Desulfurization is the chemical process of removing sulfur from materials such as fossil fuels, industrial feedstocks, or exhaust gases. Sulfur is a naturally occurring element present in crude oil, coal, and natural gas, but its presence poses significant challenges in modern industry. Engineering solutions are employed either before combustion to clean the fuel or after combustion to treat the resulting exhaust. The goal is to prevent the release of sulfur oxides into the atmosphere, which requires complex chemical processing units in refineries and power plants.
The Necessity of Sulfur Removal
When sulfur-laden fuels are burned, the sulfur is oxidized and released primarily as sulfur dioxide ($\text{SO}_2$). This gas is a major air pollutant with serious consequences for public health and the environment. Short-term exposure to $\text{SO}_2$ can irritate the eyes and harm the human respiratory system, making breathing difficult. People with pre-existing respiratory conditions, such as asthma, are particularly sensitive.
Once in the atmosphere, $\text{SO}_2$ reacts with water vapor to form sulfuric acid ($\text{H}_2\text{SO}_4$), which falls back to Earth as acid rain. Acid deposition damages sensitive ecosystems, inhibits plant growth, and acidifies lakes and streams. Sulfur oxides also form fine particulate matter (PM), which contributes to smog and can penetrate deeply into human lungs, posing long-term health risks.
Sulfur removal is also necessary for the longevity and function of industrial equipment. Sulfur compounds cause corrosion within refinery systems, pipelines, and engines. In modern vehicles, sulfur poisons the catalysts within catalytic converters, severely reducing their effectiveness at controlling tailpipe emissions. Strict governmental regulations, such as those governing ultra-low sulfur content in diesel fuel, have driven the widespread adoption of desulfurization technologies.
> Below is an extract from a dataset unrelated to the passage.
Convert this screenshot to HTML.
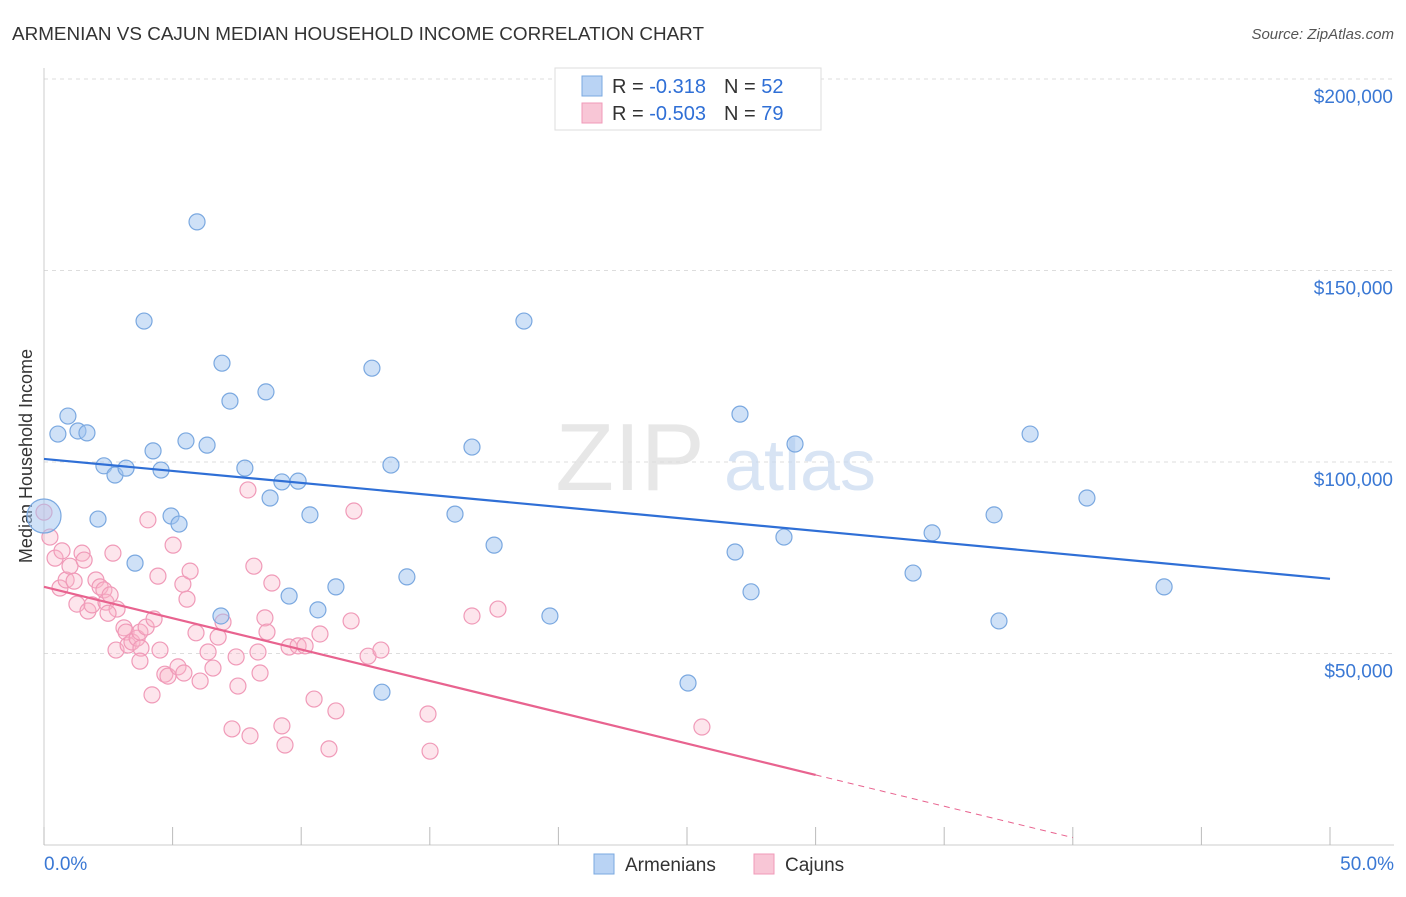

Cleaning Fuels Before Combustion
The primary method for removing sulfur from liquid petroleum products and natural gas before combustion is Hydrodesulfurization (HDS). This hydrotreating process involves subjecting sulfur-containing molecules to a chemical reaction with hydrogen gas. HDS is carried out in a fixed-bed reactor where the fuel and hydrogen flow over a solid catalyst under high temperature and pressure.
The process typically requires temperatures between 300 and 400 degrees Celsius and pressures from 30 to 130 atmospheres. These conditions break the chemical bonds holding the sulfur atoms to the hydrocarbon molecules. Sulfur compounds, such as thiols and thiophenes, react with hydrogen to yield a sulfur-free hydrocarbon molecule and hydrogen sulfide ($\text{H}_2\text{S}$) gas.
The most common catalyst used is a combination of cobalt and molybdenum (CoMo) supported on porous alumina. Nickel and molybdenum (NiMo) catalysts are used for challenging feedstocks. The catalyst accelerates the reaction, facilitating the transfer of hydrogen to the sulfur compounds. The resulting $\text{H}_2\text{S}$ gas is separated and sent to a unit, such as a Claus plant, where it is converted into elemental sulfur. This treatment allows refineries to meet strict specifications for products like Ultra-Low Sulfur Diesel (ULSD).
Treating Emissions After Combustion
For large stationary sources, such as power plants that burn coal, desulfurization takes place after combustion in Flue Gas Desulfurization (FGD). The flue gas (exhaust stream) is routed through specialized scrubbers to chemically capture the $\text{SO}_2$ before it exits the smokestack. FGD systems are categorized into wet, semi-dry, and dry methods, with wet scrubbing being the most widely used due to its high removal efficiency.
Wet FGD systems utilize an alkaline slurry, typically pulverized limestone ($\text{CaCO}_3$) mixed with water, as the absorbent reagent. The $\text{SO}_2$-laden flue gas passes through an absorber tower where the limestone slurry is sprayed into the gas stream. The sulfur dioxide dissolves and reacts chemically with the calcium carbonate, neutralizing the acidic $\text{SO}_2$ and converting it into calcium sulfite ($\text{CaSO}_3$).
In many systems, the calcium sulfite is further oxidized by injecting air into the slurry, converting it into calcium sulfate ($\text{CaSO}_4$). This final product, known as synthetic gypsum, is often recovered and used as a raw material in the construction industry for manufacturing wallboard and cement. Semi-dry scrubbers inject a finely atomized lime slurry directly into the flue gas, where the $\text{SO}_2$ reacts with the dry sorbent to form a solid waste collected by filters.